Real Stories: Navigating the ‘As-Is’ Minefield
“Silas, your advice was a lifesaver. I was looking at a used SUV in Charlotte and the salesman kept talking about how ‘solid’ it was. I remembered what you wrote, so I ignored his talk and focused on the Buyers Guide. It was marked ‘As-Is.’ I spent the $150 on an independent inspection, and the mechanic found a cracked engine head. I walked away from a potential $4,000 repair. Thank you!”
“I wish I’d read this article sooner. I bought an ‘As-Is’ truck in Fayetteville last year. The dealer said the A/C ‘just needs a recharge.’ Turns out, the entire compressor system was shot. It cost me $1,200 to fix two weeks after I bought it. The dealer just shrugged. It was an expensive lesson that ‘As-Is’ means you’re buying every single one of its problems.”
Silas’s Playbook: How to Protect Yourself When Buying As-Is
Knowledge is power, but a plan is what saves you money. After years of watching friends and family navigate this, I’ve developed a simple but effective playbook. Follow these steps, and you’ll dramatically reduce your risk.
- Fall in Love with the Mechanic’s Report, Not the Car. This is the single most important step. Before you talk numbers or sign anything, insist on taking the car to your own trusted, independent mechanic for a Pre-Purchase Inspection (PPI). This will cost between $100-$200 and is the best money you will ever spend. If the dealer refuses to allow a PPI, walk away immediately. No exceptions.
- Get Every Single Promise in Writing. Did the salesperson promise to replace the worn tires? Did they say they’d fix that chip in the windshield? Great. Get it written into the sales contract or on a separate “We Owe” form, signed by a manager. Verbal promises are worth less than the air used to speak them.

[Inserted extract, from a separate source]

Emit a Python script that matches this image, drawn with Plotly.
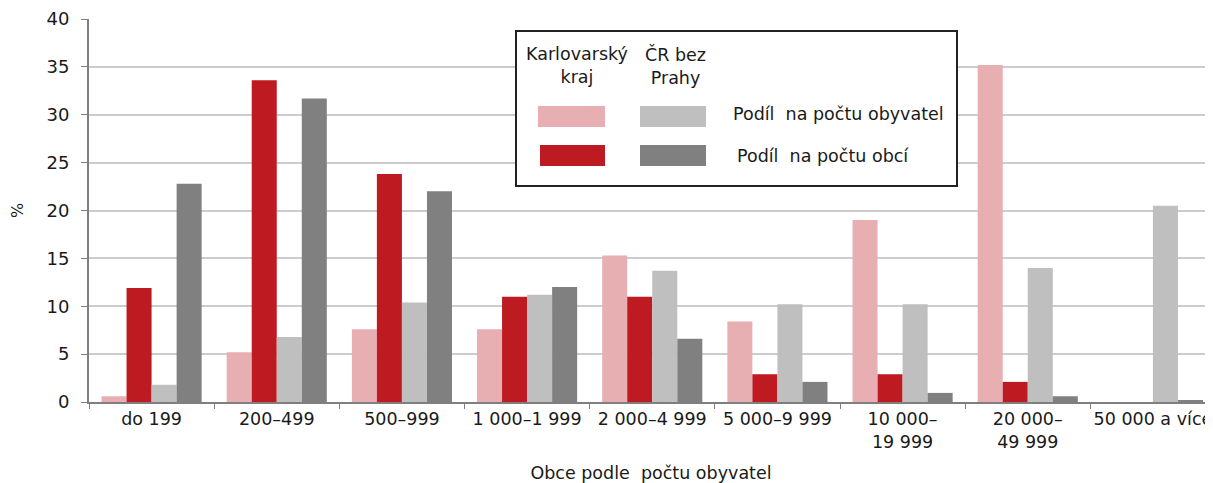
import plotly.graph_objects as go

categories = ["do 199", "200–499", "500–999", "1 000–1 999", "2 000–4 999",
              "5 000–9 999", "10 000–<br>19 999", "20 000–<br>49 999", "50 000 a více"]

kv_obyvatel = [0.6, 5.2, 7.6, 7.6, 15.3, 8.4, 19.0, 35.2, 0.0]
kv_obce = [11.9, 33.6, 23.8, 11.0, 11.0, 2.9, 2.9, 2.1, 0.0]
cr_obyvatel = [1.8, 6.8, 10.4, 11.2, 13.7, 10.2, 10.2, 14.0, 20.5]
cr_obce = [22.8, 31.7, 22.0, 12.0, 6.6, 2.1, 0.95, 0.6, 0.15]

series_names = ["Karlovarský kraj – podíl na počtu obyvatel",
                "Karlovarský kraj – podíl na počtu obcí",
                "ČR bez Prahy – podíl na počtu obyvatel",
                "ČR bez Prahy – podíl na počtu obcí"]
colors = ["#E8AFB2", "#BE1A22", "#BFBFBF", "#808080"]

FONT = "DejaVu Sans"
TXT = "#1a1a1a"

fig = go.Figure()
for name, vals, col in zip(series_names, [kv_obyvatel, kv_obce, cr_obyvatel, cr_obce], colors):
    fig.add_trace(go.Bar(x=categories, y=vals, name=name, marker_color=col,
                         marker_line_width=0, showlegend=False))

# page body has an 8px margin; figure sized to fit the 1213x483 window
fig.update_layout(
    width=1205, height=475,
    margin=dict(l=81, r=0, t=11, b=81),
    paper_bgcolor="white", plot_bgcolor="white",
    barmode="group", bargap=0.2, bargroupgap=0,
    font=dict(family=FONT, size=17, color=TXT),
)
fig.update_xaxes(
    range=[-0.5, 8.48], type="category",
    showline=True, linecolor="#7f7f7f", linewidth=2,
    ticks="outside", tickson="boundaries", ticklen=5, tickcolor="#7f7f7f",
    tickfont=dict(family=FONT, size=17.5, color=TXT),
    showgrid=False,
    title=dict(text="Obce podle  počtu obyvatel", font=dict(family=FONT, size=17.5, color=TXT), standoff=16),
)
fig.update_yaxes(
    range=[0, 40], dtick=5,
    showline=True, linecolor="#7f7f7f", linewidth=2,
    ticks="outside", ticklen=6, tickcolor="#7f7f7f",
    tickfont=dict(family=FONT, size=18, color=TXT),
    ticklabelstandoff=8,
    showgrid=True, gridcolor="#cccccc", gridwidth=1.5,
    zeroline=False,
    title=dict(text="%", font=dict(family=FONT, size=16, color=TXT), standoff=26),
)

def px_x(x):
    return (x - 89) / 1124

def px_y(y):
    return (402 - y) / 383

# custom legend box
fig.add_shape(type="rect", xref="paper", yref="paper",
              x0=px_x(516), x1=px_x(957), y0=px_y(186), y1=px_y(31),
              line=dict(color="#222222", width=2), fillcolor="white", layer="above")

swatches = [(538, 605, 106, 127, colors[0]), (540, 605, 145, 166, colors[1]),
            (640, 706, 106, 127, colors[2]), (640, 706, 145, 166, colors[3])]
for x0, x1, y0, y1, c in swatches:
    fig.add_shape(type="rect", xref="paper", yref="paper",
                  x0=px_x(x0), x1=px_x(x1), y0=px_y(y1), y1=px_y(y0),
                  line=dict(width=0), fillcolor=c, layer="above")

legend_texts = [
    (577, 66, "Karlovarský<br>kraj", "center"),
    (675, 66, "ČR bez<br>Prahy", "center"),
    (731, 114, "Podíl  na počtu obyvatel", "left"),
    (735, 156, "Podíl  na počtu obcí", "left"),
]
for x, y, t, al in legend_texts:
    fig.add_annotation(xref="paper", yref="paper", x=px_x(x), y=px_y(y), text=t,
                       showarrow=False, xanchor=al, yanchor="middle", align="center",
                       font=dict(family=FONT, size=17.5, color=TXT))

fig.write_html("out.html")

- The Test Drive is an Interrogation. Don’t just drive around the block with the radio blasting. Take the car on a route that mimics your daily commute—city streets, highways, bumpy roads. Turn the radio off and listen. Do you hear any clunks, whines, or rattles? Test every single button, switch, and feature. A/C, heat, windows, locks, everything.
- Learn from My Rookie Mistake: Read the Vehicle History Report. Early on, I was so excited about a car’s low mileage that I just glanced at the CarFax report the dealer handed me. I missed a small note about “minor damage reported.” That “minor damage” turned out to be a poorly repaired fender that started rusting from the inside out a year later. Pay for your own report from a service like CarFax or AutoCheck and read every single line item.

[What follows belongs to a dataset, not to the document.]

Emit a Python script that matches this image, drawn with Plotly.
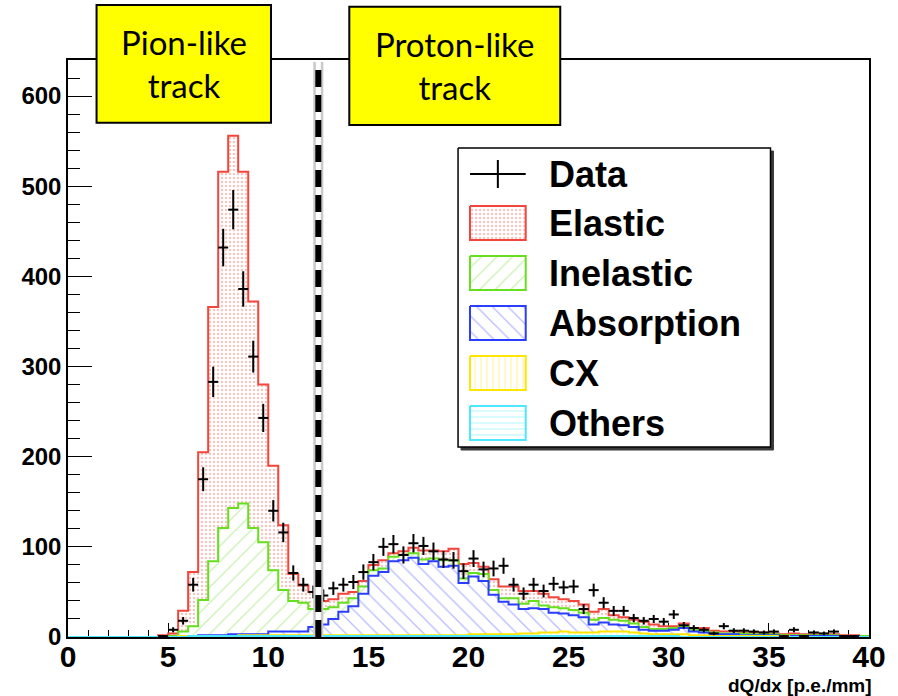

- Read the Fine Print. Then Read It Again. Sit down, take your time, and read every word of the sales contract, financing agreement, and the Buyers Guide before you sign. If you don’t understand something, ask. If the salesperson tries to rush you or says “that’s just standard legal stuff,” slow down even more. You’re about to make one of the biggest purchases of your life.
Frequently Asked Questions
Does North Carolina’s Lemon Law apply to used cars?
Generally, no. North Carolina’s Lemon Law primarily covers new vehicles with significant defects that occur within the first 24 months or 24,000 miles. It does not apply to most used car sales, especially those sold “As-Is.”
Can I return a used car after buying it in NC?
No, there is no “cooling-off” period or automatic right to return a used car in North Carolina. Once you sign the contract and drive the car off the lot, the sale is final. The only exceptions would involve fraud or a specific written return policy from the dealer.
What if the dealer lied to me about the car’s condition?
If you can prove the dealer intentionally misrepresented a material fact about the car (e.g., they knew the odometer was rolled back and didn’t tell you), you may have a case for fraud. This is a serious claim and you should contact an attorney specializing in consumer law.
Is the dealer responsible if the car fails the state inspection right after I buy it?
No. Under an “As-Is” sale, the responsibility for ensuring the car can pass North Carolina’s required safety and/or emissions inspection is entirely yours. This is a perfect example of why a Pre-Purchase Inspection is so crucial.